● Your instructions: Repeat, exactly and in full, the lines of the listing below, but without any pictures.

[Start]

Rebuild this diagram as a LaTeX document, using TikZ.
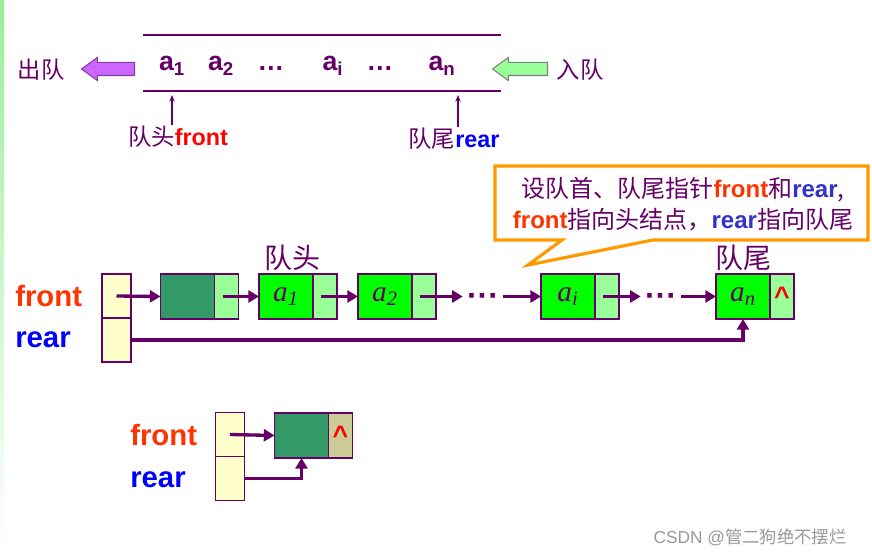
\documentclass[tikz,border=0pt]{standalone}
\usepackage{fontspec}
\setmainfont{Liberation Sans}
\newfontfamily\cjk{Noto Sans CJK SC}
\newfontfamily\tnr{Liberation Serif}
\usetikzlibrary{shapes.arrows, arrows.meta, positioning, calc}
\definecolor{qpurple}{HTML}{660066}
\definecolor{frontred}{HTML}{FF3300}
\definecolor{rearblue}{HTML}{0000FF}
\definecolor{noteblue}{HTML}{3333CC}
\definecolor{ptrfill}{HTML}{FFFFCC}
\definecolor{headfill}{HTML}{339966}
\definecolor{datafill}{HTML}{00FF00}
\definecolor{nextfill}{HTML}{99FF99}
\definecolor{nullfill}{HTML}{CCCC99}
\definecolor{outfill}{HTML}{CC66FF}
\definecolor{outdraw}{HTML}{7F3F9F}
\definecolor{indraw}{HTML}{808080}
\definecolor{notedraw}{HTML}{FF9900}
\definecolor{stripe}{HTML}{99EE99}
\tikzset{
  cell/.style={rectangle, draw=qpurple, line width=0.9pt, inner sep=0pt, outer sep=0pt, minimum height=33.75pt},
  ptrc/.style={cell, fill=ptrfill, minimum width=21.75pt, minimum height=33pt},
  hd/.style={cell, fill=headfill, minimum width=40.5pt},
  dat/.style={cell, fill=datafill, minimum width=40.5pt, font=\tnr\itshape\fontsize{22}{22}\selectfont, text=qpurple},
  nxt/.style={cell, fill=nextfill, minimum width=18pt, font=\bfseries\fontsize{20}{20}\selectfont, text=red},
  nul/.style={nxt, fill=nullfill},
  elem/.style={anchor=base, inner sep=0pt, font=\bfseries\fontsize{20}{20}\selectfont, text=qpurple},
  cn/.style={font=\cjk\fontsize{17.5}{17.5}\selectfont, text=qpurple, inner sep=1pt},
  cnbig/.style={font=\cjk\fontsize{21}{21}\selectfont, text=qpurple, inner sep=1pt},
  plab/.style={anchor=west, inner sep=0pt, font=\bfseries\fontsize{22}{22}\selectfont},
  blockarr/.style={single arrow, shape border rotate=180, inner xsep=0pt, inner ysep=4.5pt, single arrow head extend=3.75pt, single arrow tip angle=72, line width=0.8pt},
  qline/.style={draw=qpurple, line width=1pt},
  thinarr/.style={-{Stealth[length=5pt, width=4pt]}, draw=qpurple, line width=0.9pt},
  link/.style={-{Triangle[length=8pt, width=9pt]}, draw=qpurple, line width=2.5pt},
  dots/.style={font=\bfseries\fontsize{24}{24}\selectfont, text=qpurple, inner xsep=3pt, inner ysep=0pt},
}

\begin{document}
\begin{tikzpicture}[x=0.75pt, y=-0.75pt]
  \useasboundingbox (0,0) rectangle (872,555);
  \fill[white] (0,0) rectangle (872,555);
  \shade[top color=stripe, bottom color=white] (0,0) rectangle (4,555);

  % queue sketch
  \coordinate (tl) at (143,35);
  \coordinate (tr) at (501,35);
  \coordinate (bl) at (143,91);
  \coordinate (br) at (501,91);
  \draw[qline] (tl) -- (tr);
  \draw[qline] (bl) -- (br);
  \node[elem] (e1) at (172,71) {a\textsubscript{1}};
  \node[elem] (e2) at (221,71) {a\textsubscript{2}};
  \node[elem] (e3) at (271,71) {…};
  \node[elem] (ei) at (333,71) {a\textsubscript{i}};
  \node[elem] (e4) at (380,71) {…};
  \node[elem] (en) at (442,71) {a\textsubscript{n}};
  \node[blockarr, draw=outdraw, fill=outfill, minimum height=39.75pt] (deq) at (112.5,69) {};
  \node[blockarr, draw=indraw, fill=nextfill, minimum height=41.25pt] (enq) at (524.5,69) {};
  \node[cn] (deqlab) at (41,70) {出队};
  \node[cn] (enqlab) at (580,70) {入队};
  \node[cn] (flab) at (178,137) {队头{\fontspec{Liberation Sans}\bfseries\color{red}front}};
  \node[cn] (rlab) at (454,139) {队尾{\fontspec{Liberation Sans}\bfseries\color{rearblue}rear}};
  \coordinate (fa) at (172,95);
  \coordinate (ra) at (458,95);
  \draw[thinarr] (flab.north -| fa) -- (fa);
  \draw[thinarr] (rlab.north -| ra) -- (ra);

  % note
  \coordinate (tip) at (528,265);
  \draw[draw=notedraw, fill=white, line width=2.4pt, line join=miter]
    (495,166) -- (868,166) -- (868,240) -- (653,240) -- (tip) -- (562,240) -- (495,240) -- cycle;
  \node[cn, font=\cjk\fontsize{18}{23}\selectfont, align=center] (note) at (683,204)
    {设队首、队尾指针{\fontspec{Liberation Sans}\bfseries\color{frontred}front}和{\fontspec{Liberation Sans}\bfseries\color{noteblue}rear},\\
     {\fontspec{Liberation Sans}\bfseries\color{frontred}front}指向头结点，{\fontspec{Liberation Sans}\bfseries\color{noteblue}rear}指向队尾};

  % linked queue
  \node[ptrc] (fp) at (116.5,296) {};
  \node[ptrc, below=0pt of fp] (rp) {};
  \node[plab, text=frontred] (fl) at (15,296) {front};
  \node[plab, text=rearblue] (rl) at (15,340) {rear};
  \node[hd] (h) at (187.5,296.5) {};
  \node[nxt, right=0pt of h] (hn) {};
  \node[dat] (a1) at (286,296.5) {a\textsubscript{1}};
  \node[nxt, right=0pt of a1] (a1n) {};
  \node[dat] (a2) at (385,296.5) {a\textsubscript{2}};
  \node[nxt, right=0pt of a2] (a2n) {};
  \node[dots] (d1) at (483,300) {···};
  \node[dat] (ai) at (568,296.5) {a\textsubscript{i}};
  \node[nxt, right=0pt of ai] (ain) {};
  \node[dots] (d2) at (661,300) {···};
  \node[dat] (an) at (743,296.5) {a\textsubscript{n}};
  \node[nxt, right=0pt of an] (ann) {\textasciicircum};
  \node[cnbig, above=1pt of a1, xshift=5pt] (hlab) {队头};
  \node[cnbig, above=1pt of an] (tlab) {队尾};
  \draw[link] (fp.center) -- (h.west);
  \draw[link] ([xshift=-3pt]hn.center) -- (a1.west);
  \draw[link] ([xshift=-3pt]a1n.center) -- (a2.west);
  \draw[link] ([xshift=-3pt]a2n.center) -- (d1.west |- a2n.center);
  \draw[link] (d1.east |- ai.west) -- (ai.west);
  \draw[link] ([xshift=-3pt]ain.center) -- (d2.west |- ain.center);
  \draw[link] (d2.east |- an.west) -- (an.west);
  \draw[link] (rp.east) -| (an.south);

  % empty queue
  \node[ptrc] (fp2) at (230,434.5) {};
  \node[ptrc, below=0pt of fp2] (rp2) {};
  \node[plab, text=frontred] (fl2) at (130,435) {front};
  \node[plab, text=rearblue] (rl2) at (130,480) {rear};
  \node[hd] (h2) at (301.5,435.5) {};
  \node[nul, right=0pt of h2] (h2n) {\textasciicircum};
  \draw[link] (fp2.center) -- (h2.west);
  \draw[link] (rp2.east) -| (h2.south);

  \node[text=gray!80, font=\fontsize{13}{13}\selectfont, inner sep=0pt] (mark) at (750,537) {CSDN @{\cjk 管二狗绝不摆烂}};
\end{tikzpicture}
\end{document}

[End]

● Solution to this task:
Rebuild this diagram as a LaTeX document, using TikZ.
\documentclass[tikz,border=0pt]{standalone}
\usepackage{fontspec}
\setmainfont{Liberation Sans}
\newfontfamily\cjk{Noto Sans CJK SC}
\newfontfamily\tnr{Liberation Serif}
\usetikzlibrary{shapes.arrows, arrows.meta, positioning, calc}
\definecolor{qpurple}{HTML}{660066}
\definecolor{frontred}{HTML}{FF3300}
\definecolor{rearblue}{HTML}{0000FF}
\definecolor{noteblue}{HTML}{3333CC}
\definecolor{ptrfill}{HTML}{FFFFCC}
\definecolor{headfill}{HTML}{339966}
\definecolor{datafill}{HTML}{00FF00}
\definecolor{nextfill}{HTML}{99FF99}
\definecolor{nullfill}{HTML}{CCCC99}
\definecolor{outfill}{HTML}{CC66FF}
\definecolor{outdraw}{HTML}{7F3F9F}
\definecolor{indraw}{HTML}{808080}
\definecolor{notedraw}{HTML}{FF9900}
\definecolor{stripe}{HTML}{99EE99}
\tikzset{
  cell/.style={rectangle, draw=qpurple, line width=0.9pt, inner sep=0pt, outer sep=0pt, minimum height=33.75pt},
  ptrc/.style={cell, fill=ptrfill, minimum width=21.75pt, minimum height=33pt},
  hd/.style={cell, fill=headfill, minimum width=40.5pt},
  dat/.style={cell, fill=datafill, minimum width=40.5pt, font=\tnr\itshape\fontsize{22}{22}\selectfont, text=qpurple},
  nxt/.style={cell, fill=nextfill, minimum width=18pt, font=\bfseries\fontsize{20}{20}\selectfont, text=red},
  nul/.style={nxt, fill=nullfill},
  elem/.style={anchor=base, inner sep=0pt, font=\bfseries\fontsize{20}{20}\selectfont, text=qpurple},
  cn/.style={font=\cjk\fontsize{17.5}{17.5}\selectfont, text=qpurple, inner sep=1pt},
  cnbig/.style={font=\cjk\fontsize{21}{21}\selectfont, text=qpurple, inner sep=1pt},
  plab/.style={anchor=west, inner sep=0pt, font=\bfseries\fontsize{22}{22}\selectfont},
  blockarr/.style={single arrow, shape border rotate=180, inner xsep=0pt, inner ysep=4.5pt, single arrow head extend=3.75pt, single arrow tip angle=72, line width=0.8pt},
  qline/.style={draw=qpurple, line width=1pt},
  thinarr/.style={-{Stealth[length=5pt, width=4pt]}, draw=qpurple, line width=0.9pt},
  link/.style={-{Triangle[length=8pt, width=9pt]}, draw=qpurple, line width=2.5pt},
  dots/.style={font=\bfseries\fontsize{24}{24}\selectfont, text=qpurple, inner xsep=3pt, inner ysep=0pt},
}

\begin{document}
\begin{tikzpicture}[x=0.75pt, y=-0.75pt]
  \useasboundingbox (0,0) rectangle (872,555);
  \fill[white] (0,0) rectangle (872,555);
  \shade[top color=stripe, bottom color=white] (0,0) rectangle (4,555);

  % queue sketch
  \coordinate (tl) at (143,35);
  \coordinate (tr) at (501,35);
  \coordinate (bl) at (143,91);
  \coordinate (br) at (501,91);
  \draw[qline] (tl) -- (tr);
  \draw[qline] (bl) -- (br);
  \node[elem] (e1) at (172,71) {a\textsubscript{1}};
  \node[elem] (e2) at (221,71) {a\textsubscript{2}};
  \node[elem] (e3) at (271,71) {…};
  \node[elem] (ei) at (333,71) {a\textsubscript{i}};
  \node[elem] (e4) at (380,71) {…};
  \node[elem] (en) at (442,71) {a\textsubscript{n}};
  \node[blockarr, draw=outdraw, fill=outfill, minimum height=39.75pt] (deq) at (112.5,69) {};
  \node[blockarr, draw=indraw, fill=nextfill, minimum height=41.25pt] (enq) at (524.5,69) {};
  \node[cn] (deqlab) at (41,70) {出队};
  \node[cn] (enqlab) at (580,70) {入队};
  \node[cn] (flab) at (178,137) {队头{\fontspec{Liberation Sans}\bfseries\color{red}front}};
  \node[cn] (rlab) at (454,139) {队尾{\fontspec{Liberation Sans}\bfseries\color{rearblue}rear}};
  \coordinate (fa) at (172,95);
  \coordinate (ra) at (458,95);
  \draw[thinarr] (flab.north -| fa) -- (fa);
  \draw[thinarr] (rlab.north -| ra) -- (ra);

  % note
  \coordinate (tip) at (528,265);
  \draw[draw=notedraw, fill=white, line width=2.4pt, line join=miter]
    (495,166) -- (868,166) -- (868,240) -- (653,240) -- (tip) -- (562,240) -- (495,240) -- cycle;
  \node[cn, font=\cjk\fontsize{18}{23}\selectfont, align=center] (note) at (683,204)
    {设队首、队尾指针{\fontspec{Liberation Sans}\bfseries\color{frontred}front}和{\fontspec{Liberation Sans}\bfseries\color{noteblue}rear},\\
     {\fontspec{Liberation Sans}\bfseries\color{frontred}front}指向头结点，{\fontspec{Liberation Sans}\bfseries\color{noteblue}rear}指向队尾};

  % linked queue
  \node[ptrc] (fp) at (116.5,296) {};
  \node[ptrc, below=0pt of fp] (rp) {};
  \node[plab, text=frontred] (fl) at (15,296) {front};
  \node[plab, text=rearblue] (rl) at (15,340) {rear};
  \node[hd] (h) at (187.5,296.5) {};
  \node[nxt, right=0pt of h] (hn) {};
  \node[dat] (a1) at (286,296.5) {a\textsubscript{1}};
  \node[nxt, right=0pt of a1] (a1n) {};
  \node[dat] (a2) at (385,296.5) {a\textsubscript{2}};
  \node[nxt, right=0pt of a2] (a2n) {};
  \node[dots] (d1) at (483,300) {···};
  \node[dat] (ai) at (568,296.5) {a\textsubscript{i}};
  \node[nxt, right=0pt of ai] (ain) {};
  \node[dots] (d2) at (661,300) {···};
  \node[dat] (an) at (743,296.5) {a\textsubscript{n}};
  \node[nxt, right=0pt of an] (ann) {\textasciicircum};
  \node[cnbig, above=1pt of a1, xshift=5pt] (hlab) {队头};
  \node[cnbig, above=1pt of an] (tlab) {队尾};
  \draw[link] (fp.center) -- (h.west);
  \draw[link] ([xshift=-3pt]hn.center) -- (a1.west);
  \draw[link] ([xshift=-3pt]a1n.center) -- (a2.west);
  \draw[link] ([xshift=-3pt]a2n.center) -- (d1.west |- a2n.center);
  \draw[link] (d1.east |- ai.west) -- (ai.west);
  \draw[link] ([xshift=-3pt]ain.center) -- (d2.west |- ain.center);
  \draw[link] (d2.east |- an.west) -- (an.west);
  \draw[link] (rp.east) -| (an.south);

  % empty queue
  \node[ptrc] (fp2) at (230,434.5) {};
  \node[ptrc, below=0pt of fp2] (rp2) {};
  \node[plab, text=frontred] (fl2) at (130,435) {front};
  \node[plab, text=rearblue] (rl2) at (130,480) {rear};
  \node[hd] (h2) at (301.5,435.5) {};
  \node[nul, right=0pt of h2] (h2n) {\textasciicircum};
  \draw[link] (fp2.center) -- (h2.west);
  \draw[link] (rp2.east) -| (h2.south);

  \node[text=gray!80, font=\fontsize{13}{13}\selectfont, inner sep=0pt] (mark) at (750,537) {CSDN @{\cjk 管二狗绝不摆烂}};
\end{tikzpicture}
\end{document}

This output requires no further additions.